To do → Transcribe only part of the material below: the lines from the one containing "Recreate this image" through the one containing "(0,0) rectangle (1778,797);", inclusive, exactly as written.

Saved data entries →
────

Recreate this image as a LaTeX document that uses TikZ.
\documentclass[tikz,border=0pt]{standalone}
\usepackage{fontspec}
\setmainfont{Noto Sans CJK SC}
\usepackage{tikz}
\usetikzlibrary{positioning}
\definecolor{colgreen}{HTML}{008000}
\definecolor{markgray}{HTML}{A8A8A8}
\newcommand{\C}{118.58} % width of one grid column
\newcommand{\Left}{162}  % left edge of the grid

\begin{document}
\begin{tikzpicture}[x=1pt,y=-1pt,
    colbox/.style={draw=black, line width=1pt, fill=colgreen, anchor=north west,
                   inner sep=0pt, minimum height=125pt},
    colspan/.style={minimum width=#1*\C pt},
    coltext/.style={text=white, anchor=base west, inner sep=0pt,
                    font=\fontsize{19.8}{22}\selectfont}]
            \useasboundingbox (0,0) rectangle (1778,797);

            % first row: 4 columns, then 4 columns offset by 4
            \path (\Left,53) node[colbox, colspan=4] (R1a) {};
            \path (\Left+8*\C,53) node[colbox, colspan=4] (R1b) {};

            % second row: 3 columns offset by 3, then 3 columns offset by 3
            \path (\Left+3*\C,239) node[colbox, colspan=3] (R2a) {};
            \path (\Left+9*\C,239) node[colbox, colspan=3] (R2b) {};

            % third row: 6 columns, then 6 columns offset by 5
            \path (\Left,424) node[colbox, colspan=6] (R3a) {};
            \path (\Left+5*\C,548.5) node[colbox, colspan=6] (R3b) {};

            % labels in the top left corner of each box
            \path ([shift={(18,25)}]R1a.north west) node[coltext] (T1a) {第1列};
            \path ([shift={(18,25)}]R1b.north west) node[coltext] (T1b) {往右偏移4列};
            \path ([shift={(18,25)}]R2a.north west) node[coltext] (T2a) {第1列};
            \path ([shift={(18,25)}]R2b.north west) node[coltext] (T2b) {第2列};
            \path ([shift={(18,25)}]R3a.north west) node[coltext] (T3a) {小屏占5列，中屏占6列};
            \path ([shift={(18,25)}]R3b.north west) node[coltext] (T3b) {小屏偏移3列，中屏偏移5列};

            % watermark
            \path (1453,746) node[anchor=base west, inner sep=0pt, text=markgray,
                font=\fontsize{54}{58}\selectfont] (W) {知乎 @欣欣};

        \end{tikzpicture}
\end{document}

────

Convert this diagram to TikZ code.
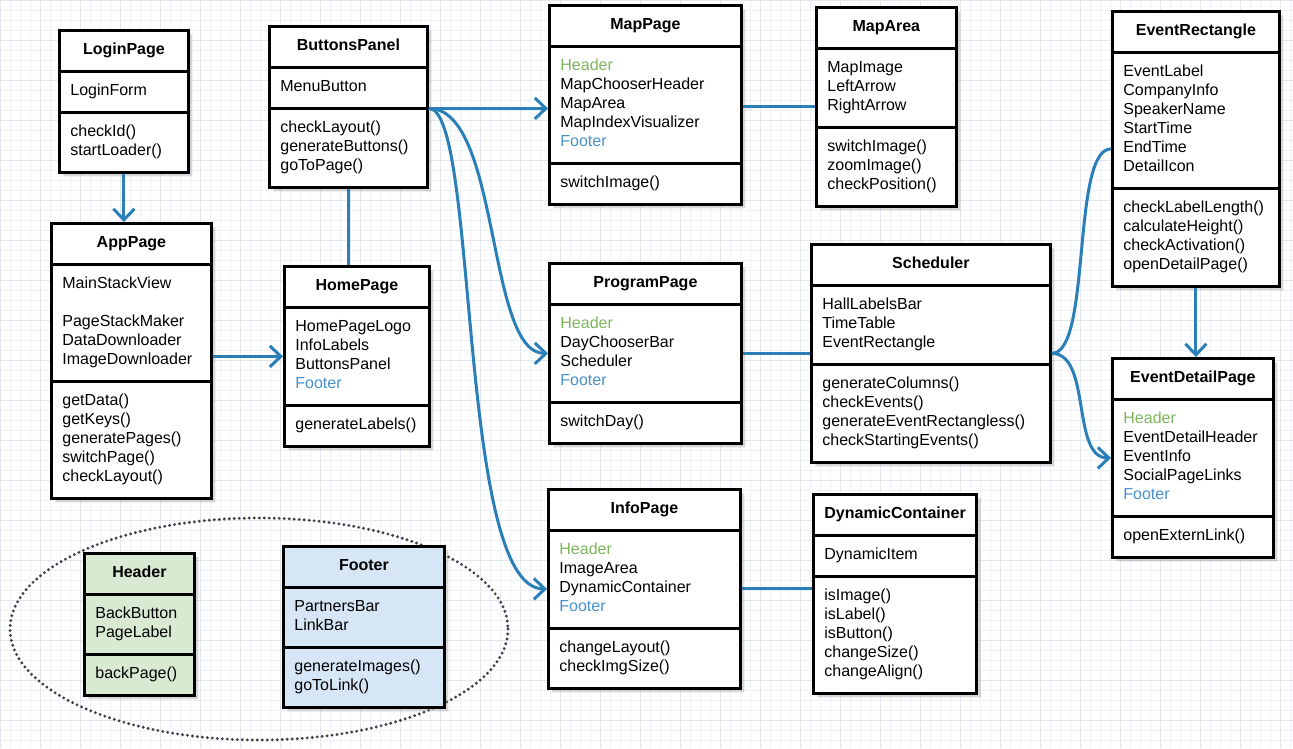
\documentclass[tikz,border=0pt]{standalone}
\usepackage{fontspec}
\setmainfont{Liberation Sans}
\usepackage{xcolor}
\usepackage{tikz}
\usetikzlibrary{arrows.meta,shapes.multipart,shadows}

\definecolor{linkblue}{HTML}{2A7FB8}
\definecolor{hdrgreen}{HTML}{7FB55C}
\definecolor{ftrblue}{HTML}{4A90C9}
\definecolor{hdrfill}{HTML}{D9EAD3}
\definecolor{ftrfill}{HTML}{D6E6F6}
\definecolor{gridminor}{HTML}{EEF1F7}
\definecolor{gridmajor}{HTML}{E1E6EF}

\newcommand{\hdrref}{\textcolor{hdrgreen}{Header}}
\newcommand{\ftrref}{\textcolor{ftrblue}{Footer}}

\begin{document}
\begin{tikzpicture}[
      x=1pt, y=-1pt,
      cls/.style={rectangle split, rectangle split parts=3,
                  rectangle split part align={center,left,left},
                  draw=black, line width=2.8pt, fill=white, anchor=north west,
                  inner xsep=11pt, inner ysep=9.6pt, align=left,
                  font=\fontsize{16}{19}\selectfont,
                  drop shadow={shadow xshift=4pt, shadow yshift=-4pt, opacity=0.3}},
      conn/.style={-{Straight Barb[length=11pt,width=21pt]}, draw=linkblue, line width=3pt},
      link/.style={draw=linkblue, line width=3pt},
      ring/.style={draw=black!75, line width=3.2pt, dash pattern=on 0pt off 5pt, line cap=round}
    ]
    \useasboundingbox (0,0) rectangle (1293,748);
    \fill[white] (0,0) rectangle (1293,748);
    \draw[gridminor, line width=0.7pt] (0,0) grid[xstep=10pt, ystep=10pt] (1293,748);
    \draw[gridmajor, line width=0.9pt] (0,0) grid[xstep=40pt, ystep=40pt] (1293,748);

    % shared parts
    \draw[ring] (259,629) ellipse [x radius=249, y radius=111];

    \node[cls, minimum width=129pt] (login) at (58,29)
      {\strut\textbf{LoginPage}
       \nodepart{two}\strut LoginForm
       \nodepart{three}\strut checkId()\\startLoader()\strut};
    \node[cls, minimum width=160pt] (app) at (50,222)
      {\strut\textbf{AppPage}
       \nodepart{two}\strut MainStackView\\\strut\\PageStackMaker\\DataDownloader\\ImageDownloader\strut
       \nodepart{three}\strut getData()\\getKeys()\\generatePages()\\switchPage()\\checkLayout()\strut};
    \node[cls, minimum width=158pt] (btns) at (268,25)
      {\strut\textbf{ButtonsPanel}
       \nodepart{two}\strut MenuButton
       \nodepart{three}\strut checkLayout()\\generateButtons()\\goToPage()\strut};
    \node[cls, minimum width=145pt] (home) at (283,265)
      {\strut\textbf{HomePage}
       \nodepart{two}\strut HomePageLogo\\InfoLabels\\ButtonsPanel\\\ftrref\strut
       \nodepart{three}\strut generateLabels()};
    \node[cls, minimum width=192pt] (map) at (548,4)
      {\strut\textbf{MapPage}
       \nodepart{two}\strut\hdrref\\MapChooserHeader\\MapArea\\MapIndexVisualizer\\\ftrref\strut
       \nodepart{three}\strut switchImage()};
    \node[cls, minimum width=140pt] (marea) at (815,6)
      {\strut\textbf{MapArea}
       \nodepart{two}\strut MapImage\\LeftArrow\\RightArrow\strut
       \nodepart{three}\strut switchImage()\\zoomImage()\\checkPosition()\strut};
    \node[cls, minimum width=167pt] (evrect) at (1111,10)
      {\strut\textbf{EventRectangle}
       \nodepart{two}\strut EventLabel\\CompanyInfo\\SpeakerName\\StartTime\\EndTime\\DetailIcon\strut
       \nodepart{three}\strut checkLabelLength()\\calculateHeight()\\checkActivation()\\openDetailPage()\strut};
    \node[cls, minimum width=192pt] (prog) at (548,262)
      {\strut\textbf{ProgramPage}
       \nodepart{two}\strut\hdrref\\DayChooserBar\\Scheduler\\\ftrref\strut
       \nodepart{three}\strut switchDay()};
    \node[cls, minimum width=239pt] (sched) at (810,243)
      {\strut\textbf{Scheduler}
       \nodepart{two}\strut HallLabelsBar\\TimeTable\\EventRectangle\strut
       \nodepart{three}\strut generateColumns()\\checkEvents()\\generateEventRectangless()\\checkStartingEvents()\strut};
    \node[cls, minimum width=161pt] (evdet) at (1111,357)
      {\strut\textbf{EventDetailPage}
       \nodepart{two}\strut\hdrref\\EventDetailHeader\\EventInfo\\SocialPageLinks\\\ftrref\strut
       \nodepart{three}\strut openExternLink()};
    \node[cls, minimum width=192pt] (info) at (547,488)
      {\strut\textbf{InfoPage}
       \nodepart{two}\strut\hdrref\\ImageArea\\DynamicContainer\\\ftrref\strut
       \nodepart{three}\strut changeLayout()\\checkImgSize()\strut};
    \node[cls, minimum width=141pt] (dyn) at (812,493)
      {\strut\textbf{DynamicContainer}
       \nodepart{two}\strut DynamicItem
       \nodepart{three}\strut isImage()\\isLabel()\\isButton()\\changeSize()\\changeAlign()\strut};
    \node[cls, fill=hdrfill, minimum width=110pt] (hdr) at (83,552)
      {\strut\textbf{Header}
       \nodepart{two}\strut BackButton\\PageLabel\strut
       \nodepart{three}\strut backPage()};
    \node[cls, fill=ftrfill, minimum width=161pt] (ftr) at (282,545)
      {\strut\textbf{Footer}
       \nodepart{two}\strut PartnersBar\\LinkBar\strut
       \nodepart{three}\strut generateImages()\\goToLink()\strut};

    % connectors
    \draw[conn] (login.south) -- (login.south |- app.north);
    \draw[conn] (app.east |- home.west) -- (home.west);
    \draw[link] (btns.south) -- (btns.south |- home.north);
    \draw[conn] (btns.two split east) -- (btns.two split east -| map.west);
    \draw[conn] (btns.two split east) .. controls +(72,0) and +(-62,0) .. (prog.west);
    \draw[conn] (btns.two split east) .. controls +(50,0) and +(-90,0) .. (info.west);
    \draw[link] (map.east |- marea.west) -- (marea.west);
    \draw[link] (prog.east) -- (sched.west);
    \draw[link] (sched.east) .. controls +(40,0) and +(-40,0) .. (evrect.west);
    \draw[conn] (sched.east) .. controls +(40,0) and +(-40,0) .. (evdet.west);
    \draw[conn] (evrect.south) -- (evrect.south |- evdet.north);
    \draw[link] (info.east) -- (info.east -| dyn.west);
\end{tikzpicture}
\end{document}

────

Exercise solution →
Recreate this image as a LaTeX document that uses TikZ.
\documentclass[tikz,border=0pt]{standalone}
\usepackage{fontspec}
\setmainfont{Noto Sans CJK SC}
\usepackage{tikz}
\usetikzlibrary{positioning}
\definecolor{colgreen}{HTML}{008000}
\definecolor{markgray}{HTML}{A8A8A8}
\newcommand{\C}{118.58} % width of one grid column
\newcommand{\Left}{162}  % left edge of the grid

\begin{document}
\begin{tikzpicture}[x=1pt,y=-1pt,
    colbox/.style={draw=black, line width=1pt, fill=colgreen, anchor=north west,
                   inner sep=0pt, minimum height=125pt},
    colspan/.style={minimum width=#1*\C pt},
    coltext/.style={text=white, anchor=base west, inner sep=0pt,
                    font=\fontsize{19.8}{22}\selectfont}]
            \useasboundingbox (0,0) rectangle (1778,797);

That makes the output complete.